Microsatellite analysis of genetic diversity in African buffalo (Syncerus caffer) populations throughout Africa

• Published in: Molecular ecology Vol. 9; no. 12; pp. 2017 - 2025
• Main Authors: Van Hooft, W. F., Groen, A. F., Prins, H. H. T.
• Format: Journal Article
• Language: English
• Published: Oxford, UK Blackwell Science Ltd 01.12.2000
• Subjects: Africa; African buffalo; Animals; Buffaloes - genetics; Environment; Female; Genetic Variation; habitat fragmentation; isolation by distance; Male; microsatellite; Microsatellite Repeats; Models, Genetic; rinderpest; Syncerus caffer; Africa
• ISSN: 0962-1083; 1365-294X
• DOI: 10.1046/j.1365-294X.2000.01101.x

Genetic diversity in nine African buffalo (Syncerus caffer) populations throughout Africa was analysed with 14 microsatellites to study the effects of rinderpest epidemics and habitat fragmentation during the 20th century.

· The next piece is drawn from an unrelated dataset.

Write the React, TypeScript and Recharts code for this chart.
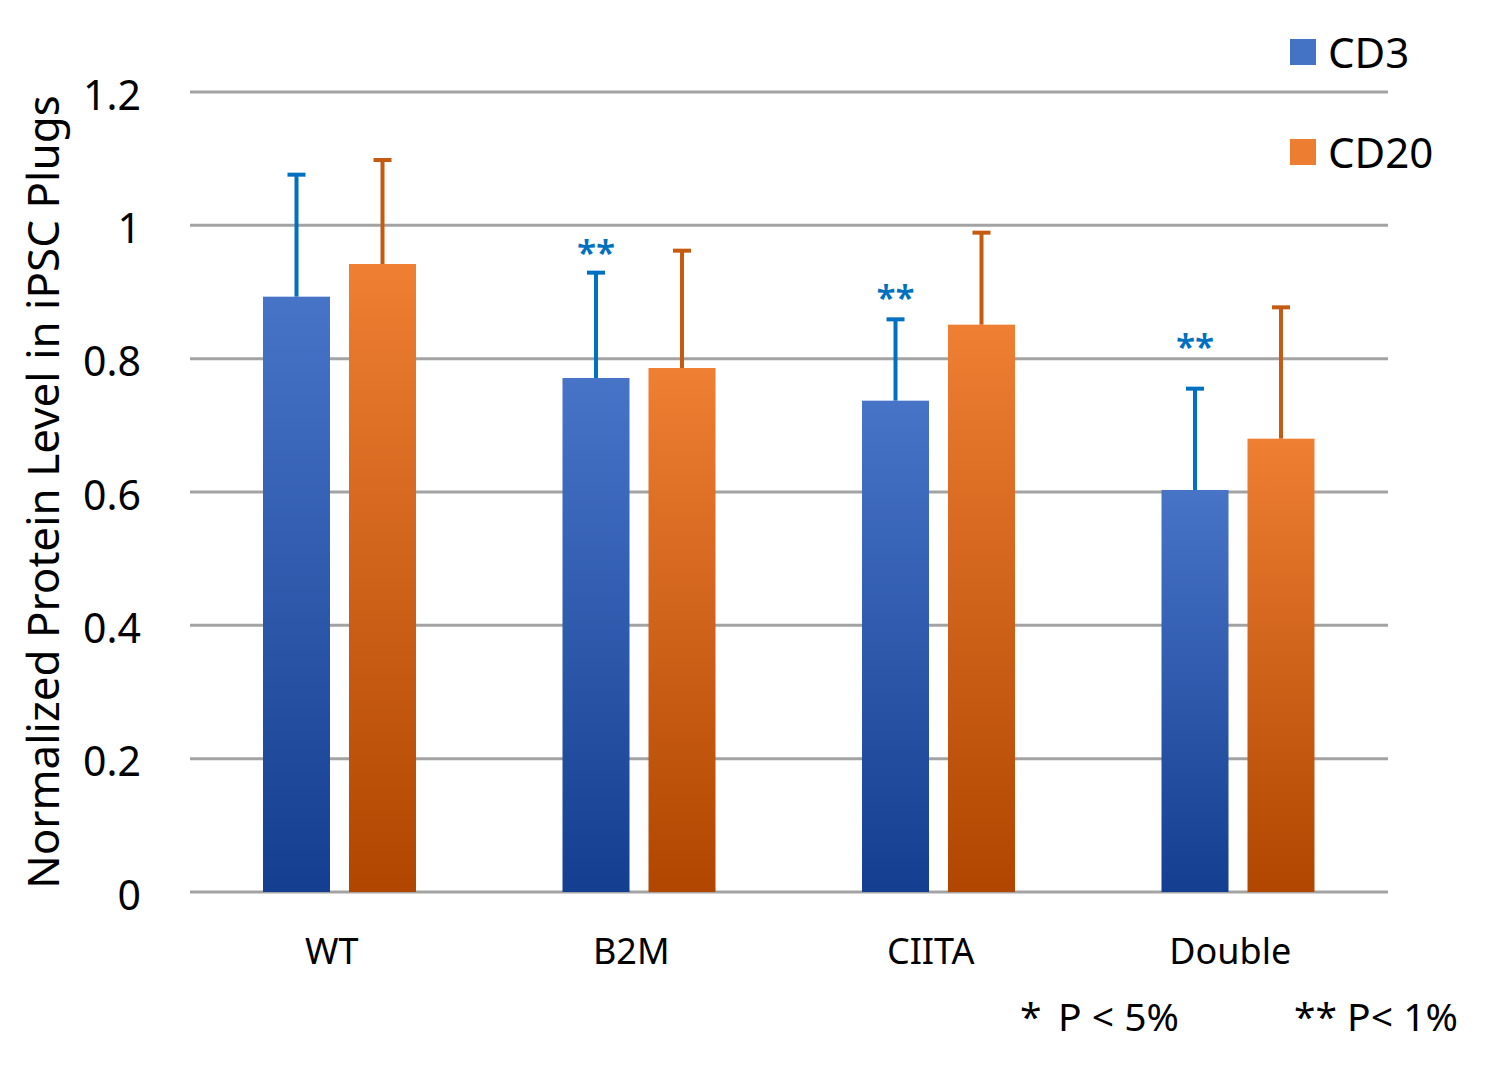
import React from 'react';
import { BarChart, Bar, XAxis, YAxis, CartesianGrid, Legend } from 'recharts';

const categories = ['WT', 'B2M', 'CIITA', 'Double'];
const cd3Values = [0.893, 0.771, 0.737, 0.603];
const cd20Values = [0.942, 0.786, 0.851, 0.68];
const cd3Errors = [0.183, 0.158, 0.122, 0.152];
const cd20Errors = [0.156, 0.176, 0.138, 0.197];
// vertical position (in data units) of the "**" significance marks above CD3 bars
const cd3Stars: (number | null)[] = [null, 0.969, 0.902, 0.828];
const yTicks = [0, 0.2, 0.4, 0.6, 0.8, 1, 1.2];
const seriesNames = ['CD3', 'CD20'];
const footnotes = ['*', 'P < 5%', '** P< 1%'];

const data = categories.map((c, i) => ({
  category: c,
  CD3: cd3Values[i],
  CD20: cd20Values[i],
  cd3Err: cd3Errors[i],
  cd20Err: cd20Errors[i],
  star: cd3Stars[i],
}));

const FONT = "'Noto Sans', sans-serif";

const makeShape =
  (grad: string, errColor: string, valKey: string, errKey: string, withStar: boolean) =>
  (props: any) => {
    const { x, y, width, height, payload } = props;
    const v = payload[valKey];
    const ppu = v ? height / v : 0;
    const cx = x + width / 2;
    const errTop = y - payload[errKey] * ppu;
    const base = y + height;
    const star = payload.star;
    return (
      <g>
        <rect x={x} y={y} width={width} height={height} fill={`url(#${grad})`} />
        <line x1={cx} x2={cx} y1={y} y2={errTop} stroke={errColor} strokeWidth={4} />
        <line x1={cx - 9} x2={cx + 9} y1={errTop} y2={errTop} stroke={errColor} strokeWidth={4} />
        {withStar && star != null ? (
          <text
            x={cx}
            y={base - star * ppu + 19}
            textAnchor="middle"
            fill="#0070C0"
            fontSize={35}
            fontWeight={600}
            fontFamily={FONT}
          >
            **
          </text>
        ) : null}
      </g>
    );
  };

const cd3Shape = makeShape('gradBlue', '#0070C0', 'CD3', 'cd3Err', true);
const cd20Shape = makeShape('gradOrange', '#C55A11', 'CD20', 'cd20Err', false);

const LegendContent = () => (
  <div style={{ position: 'relative', width: 200, height: 160, fontFamily: FONT }}>
    {seriesNames.map((n, i) => (
      <div
        key={n}
        style={{
          position: 'absolute',
          left: 0,
          top: i * 100,
          height: 26,
          display: 'flex',
          alignItems: 'center',
        }}
      >
        <div style={{ width: 26, height: 26, background: i === 0 ? '#4472C4' : '#ED7D31' }} />
        <span style={{ marginLeft: 12, fontSize: 42, lineHeight: '26px', color: '#000' }}>{n}</span>
      </div>
    ))}
  </div>
);

const YLabel = (props: any) => {
  const vb = props.viewBox || { x: 0, y: 84, width: 182, height: 800 };
  const cx = 34;
  const cy = vb.y + vb.height / 2;
  return (
    <text
      x={cx}
      y={cy}
      transform={`rotate(-90, ${cx}, ${cy})`}
      textAnchor="middle"
      dominantBaseline="central"
      fontSize={44}
      fill="#000"
      fontFamily={FONT}
    >
      Normalized Protein Level in iPSC Plugs
    </text>
  );
};

export default function App() {
  return (
    <div style={{ position: 'relative', width: 1484, height: 1053, fontFamily: FONT, background: '#fff' }}>
      <BarChart
        width={1484}
        height={1053}
        data={data}
        margin={{ top: 84, right: 104, left: 0, bottom: 69 }}
        barSize={67}
        barGap={19}
      >
        <defs>
          <linearGradient id="gradBlue" x1="0" y1="0" x2="0" y2="1">
            <stop offset="0%" stopColor="#4874C8" />
            <stop offset="100%" stopColor="#143F90" />
          </linearGradient>
          <linearGradient id="gradOrange" x1="0" y1="0" x2="0" y2="1">
            <stop offset="0%" stopColor="#EE7F33" />
            <stop offset="100%" stopColor="#B04600" />
          </linearGradient>
        </defs>
        <CartesianGrid horizontal vertical={false} stroke="#A3A3A3" strokeWidth={3} />
        <XAxis
          dataKey="category"
          axisLine={false}
          tickLine={false}
          tickSize={0}
          tickMargin={46}
          height={100}
          interval={0}
          tick={{ fill: '#000', fontSize: 36, fontFamily: FONT, dx: -8 }}
        />
        <YAxis
          domain={[0, 1.2]}
          ticks={yTicks}
          interval={0}
          axisLine={false}
          tickLine={false}
          tickSize={0}
          tickMargin={49}
          width={182}
          tick={{ fill: '#000', fontSize: 41, fontFamily: FONT, dy: 3 }}
          label={(p: any) => <YLabel {...p} />}
        />
        <Legend
          layout="vertical"
          align="center"
          verticalAlign="middle"
          content={() => <LegendContent />}
          wrapperStyle={{ left: 1282, top: 31, width: 200, height: 160 }}
        />
        <Bar dataKey="CD3" name="CD3" shape={cd3Shape} isAnimationActive={false} />
        <Bar dataKey="CD20" name="CD20" shape={cd20Shape} isAnimationActive={false} />
      </BarChart>
      <svg
        width={1484}
        height={1053}
        style={{ position: 'absolute', left: 0, top: 0, pointerEvents: 'none' }}
      >
        <text x={1012} y={1023} fontSize={39} fill="#000" fontFamily={FONT}>
          {footnotes[0]}
        </text>
        <text x={1050} y={1023} fontSize={39} fill="#000" fontFamily={FONT}>
          {footnotes[1]}
        </text>
        <text x={1286} y={1023} fontSize={39} fill="#000" fontFamily={FONT}>
          {footnotes[2]}
        </text>
      </svg>
    </div>
  );
}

A gradient of declining expected heterozygosity was observed among populations in Save Valley Conservancy (Zimbabwe), and northern and southern Kruger National Park (South Africa). This was explained by a high mortality in northern Kruger National Park during the rinderpest pandemic at the end of the 19th century followed by recolonization from neighbouring populations, resulting in intermediate heterozygosity levels in northern Kruger National Park. In other populations expected heterozygosity was very high, indicating that rinderpest and recent habitat fragmentation had a limited effect on genetic diversity. From expected heterozygosity, estimates of long‐term effective population size were derived. Migration rates among populations in eastern and southern Africa were very high, as shown by a weak isolation by distance and significant correlation in allele frequencies between populations. However, there were indications that dry habitats could limit migration. Genetic distances within buffalo in central Africa were relatively large, supporting their status as distinct subspecies. Finally, it was observed that the higher polymorphic microsatellites were less sensitive at detecting isolation by distance and differences in Ne, which may be a result of the high mutation pressure at these loci.